Saturday, April 30, 2011

ALBERT SHANKER 1990


"The achievement of The Concord Review’s authors offers a different model of learning.
Maybe it’s time for us to take it seriously."

New York Times, June 3, 1990
Where We Stand
by Albert Shanker
American Federation of Teachers

History By and For Students
The Concord Review


People who are hungry for a little good news about what U.S. schools and students are achieving—and that’s most of us—should take a look at The Concord Review. The Review publishes history essays written by secondary students from all over the English-speaking world [945 from 39 countries so far], but most are from the U.S. and fully half are by students attending public schools.

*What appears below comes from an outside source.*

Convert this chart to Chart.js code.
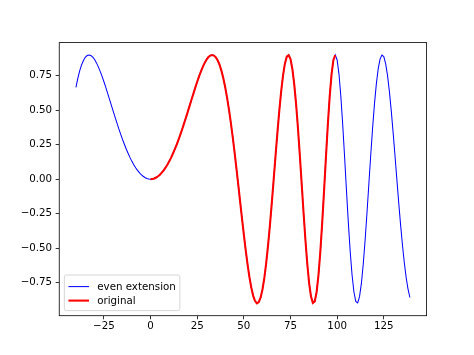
<!DOCTYPE html>
<html><head><meta charset="utf-8">
<script src="https://cdn.jsdelivr.net/npm/chart.js@4"></script>
<style>html,body{margin:0;padding:0;background:#fff}#wrap{width:474px;height:355px}</style>
</head><body><div id="wrap"><canvas id="c" width="474" height="355"></canvas></div>
<script>
// ---- data ----
const originalStart = 0;
const original = [0, 0.001, 0.005, 0.012, 0.021, 0.032, 0.047, 0.064, 0.083, 0.105,
  0.129, 0.156, 0.186, 0.217, 0.251, 0.287, 0.325, 0.364, 0.406, 0.448,
  0.491, 0.535, 0.579, 0.622, 0.665, 0.706, 0.745, 0.781, 0.814, 0.843,
  0.867, 0.885, 0.896, 0.900, 0.896, 0.883, 0.860, 0.828, 0.785, 0.731,
  0.666, 0.591, 0.506, 0.411, 0.308, 0.197, 0.080, -0.040, -0.163, -0.285,
  -0.403, -0.516, -0.619, -0.711, -0.787, -0.846, -0.884, -0.900, -0.891, -0.858,
  -0.798, -0.714, -0.606, -0.476, -0.330, -0.169, 0.000, 0.172, 0.339, 0.497,
  0.636, 0.752, 0.837, 0.888, 0.899, 0.870, 0.799, 0.689, 0.544, 0.369,
  0.173, -0.035, -0.244, -0.441, -0.615, -0.756, -0.852, -0.897, -0.886, -0.818,
  -0.695, -0.524, -0.315, -0.082, 0.160, 0.393, 0.598, 0.760, 0.864, 0.900];

const extensionStart = -40;
const evenExtension = [
  0.666, 0.731, 0.785, 0.828, 0.860, 0.883, 0.896, 0.900, 0.896, 0.885,
  0.867, 0.843, 0.814, 0.781, 0.745, 0.706, 0.665, 0.622, 0.579, 0.535,
  0.491, 0.448, 0.406, 0.364, 0.325, 0.287, 0.251, 0.217, 0.186, 0.156,
  0.129, 0.105, 0.083, 0.064, 0.047, 0.032, 0.021, 0.012, 0.005, 0.001,
  0, 0.001, 0.005, 0.012, 0.021, 0.032, 0.047, 0.064, 0.083, 0.105,
  0.129, 0.156, 0.186, 0.217, 0.251, 0.287, 0.325, 0.364, 0.406, 0.448,
  0.491, 0.535, 0.579, 0.622, 0.665, 0.706, 0.745, 0.781, 0.814, 0.843,
  0.867, 0.885, 0.896, 0.900, 0.896, 0.883, 0.860, 0.828, 0.785, 0.731,
  0.666, 0.591, 0.506, 0.411, 0.308, 0.197, 0.080, -0.040, -0.163, -0.285,
  -0.403, -0.516, -0.619, -0.711, -0.787, -0.846, -0.884, -0.900, -0.891, -0.858,
  -0.798, -0.714, -0.606, -0.476, -0.330, -0.169, 0.000, 0.172, 0.339, 0.497,
  0.636, 0.752, 0.837, 0.888, 0.899, 0.870, 0.799, 0.689, 0.544, 0.369,
  0.173, -0.035, -0.244, -0.441, -0.615, -0.756, -0.852, -0.897, -0.886, -0.818,
  -0.695, -0.524, -0.315, -0.082, 0.160, 0.393, 0.598, 0.760, 0.864, 0.900,
  0.864, 0.760, 0.598, 0.393, 0.160, -0.082, -0.315, -0.524, -0.695, -0.818,
  -0.886, -0.897, -0.852, -0.756, -0.615, -0.441, -0.244, -0.035, 0.173, 0.369,
  0.544, 0.689, 0.799, 0.870, 0.899, 0.888, 0.837, 0.752, 0.636, 0.497,
  0.339, 0.172, 0.000, -0.169, -0.330, -0.476, -0.606, -0.714, -0.798, -0.858];

const seriesLabels = ['even extension', 'original'];
const xTickValues = [-25, 0, 25, 50, 75, 100, 125];
const yTickValues = [-0.75, -0.5, -0.25, 0, 0.25, 0.5, 0.75];
const xRange = [-48.95, 147.95];
const yRange = [-0.99, 0.99];

// ---- rendering ----
const FONT = 'DejaVu Sans';
const FS = 10.28;
const BLUE = '#0000ff', RED = '#ff0000';
const toPoints = (arr, start) => arr.map((y, i) => ({ x: start + i, y }));

const framePlugin = {
  id: 'frame',
  afterDatasetsDraw(chart) {
    const { ctx, chartArea: a } = chart;
    ctx.save();
    ctx.strokeStyle = '#000';
    ctx.lineWidth = 0.8;
    ctx.strokeRect(a.left, a.top, a.right - a.left, a.bottom - a.top);

    // legend (lower left, inside axes)
    ctx.font = FS + 'px "' + FONT + '"';
    const tw = Math.max(...seriesLabels.map(s => ctx.measureText(s).width));
    const pad = 4.1, handle = 20.6, tpad = 8.2;
    const w = pad + handle + tpad + tw + pad;
    const h = 35.6;
    const x0 = a.left + 5.1;
    const y0 = a.bottom - 5.1 - h;
    ctx.beginPath();
    ctx.roundRect(x0, y0, w, h, 2);
    ctx.fillStyle = 'rgba(255,255,255,0.8)';
    ctx.fill();
    ctx.strokeStyle = '#cccccc';
    ctx.lineWidth = 0.8;
    ctx.stroke();
    const rows = [
      { y: y0 + 11.6, color: BLUE, lw: 1.03 },
      { y: y0 + 25.6, color: RED, lw: 2.06 }
    ];
    rows.forEach((r, i) => {
      ctx.beginPath();
      ctx.strokeStyle = r.color;
      ctx.lineWidth = r.lw;
      ctx.moveTo(x0 + pad, r.y);
      ctx.lineTo(x0 + pad + handle, r.y);
      ctx.stroke();
      ctx.fillStyle = '#000';
      ctx.textBaseline = 'middle';
      ctx.textAlign = 'left';
      ctx.fillText(seriesLabels[i], x0 + pad + handle + tpad, r.y + 0.5);
    });
    ctx.restore();
  }
};

const fmtY = v => (v < 0 ? '\u2212' : '') + Math.abs(v).toFixed(2);
const fmtX = v => (v < 0 ? '\u2212' : '') + Math.abs(v);

new Chart(document.getElementById('c'), {
  type: 'line',
  data: {
    datasets: [
      { label: seriesLabels[0], data: toPoints(evenExtension, extensionStart),
        borderColor: BLUE, borderWidth: 1.03, pointRadius: 0, tension: 0, fill: false, order: 1 },
      { label: seriesLabels[1], data: toPoints(original, originalStart),
        borderColor: RED, borderWidth: 2.06, pointRadius: 0, tension: 0, fill: false, order: 0 }
    ]
  },
  options: {
    responsive: false,
    animation: false,
    events: [],
    layout: { padding: { left: 0, right: 47.4, top: 42.6, bottom: 0 } },
    plugins: { legend: { display: false }, tooltip: { enabled: false } },
    scales: {
      x: {
        type: 'linear', min: xRange[0], max: xRange[1],
        afterBuildTicks: s => { s.ticks = xTickValues.map(v => ({ value: v })); },
        afterFit: s => { s.height = 39.3; },
        border: { display: false },
        grid: { drawOnChartArea: false, drawTicks: true, tickLength: 3.6, color: '#000', lineWidth: 0.8 },
        ticks: { color: '#000', font: { family: FONT, size: FS }, padding: 1, maxRotation: 0,
                 autoSkip: false, callback: v => fmtX(v) }
      },
      y: {
        type: 'linear', min: yRange[0], max: yRange[1],
        afterBuildTicks: s => { s.ticks = yTickValues.map(v => ({ value: v })); },
        afterFit: s => { s.width = 59.25; },
        border: { display: false },
        grid: { drawOnChartArea: false, drawTicks: true, tickLength: 3.6, color: '#000', lineWidth: 0.8 },
        ticks: { color: '#000', font: { family: FONT, size: FS }, padding: 3.5,
                 autoSkip: false, callback: v => fmtY(v) }
      }
    }
  },
  plugins: [framePlugin]
});
</script>
</body></html>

If you picked up a copy of the Review and started reading, you probably wouldn’t realize that its lively and substantial articles come from students in high school—or even junior high. An eighth-grader contributed the readable discussion about the future of Richard Nixon’s reputation to the Winter 1989 issue. And in the same issue, the balanced treatment of 19th-century theories about African-Americans that contributed to the founding and development of a society to return former slaves to Africa came from a student in grade ten. The essays in The Concord Review suggest what students can do when they find a subject that engages them and they are encouraged to run with it.


Will Fitzhugh, a former high school history teacher who used his own savings to found The Concord Review in 1987, sees the journal as a way of recognizing—and fostering—achievement. When a student writes an outstanding essay, the only reward a teacher can offer is a top grade. Like many good teachers, Fitzhugh felt that the grade was somehow not enough. So he designed the Review as an extra recognition—a history’s student’s equivalent to winning a varsity letter or getting a prize in a science fair. But of course it does much more...


The Concord Review deserves support—and contributing a subscription to a local school library might be a good way of showing it. It is also worth thinking about as we consider how to reform our education system. As we’ve known for a long time, factory workers who never saw the completed product and worked on only a small part of it soon became bored and demoralized, But when they were allowed to see the whole process—or better yet become involved in it—productivity and morale improved. Students are no different. When we chop up the work they do into little bits—history facts and vocabulary and grammar rules to be learned—it’s no wonder that they are bored and disengaged. The achievement of The Concord Review’s authors offers a different model of learning. Maybe it’s time for us to take it seriously.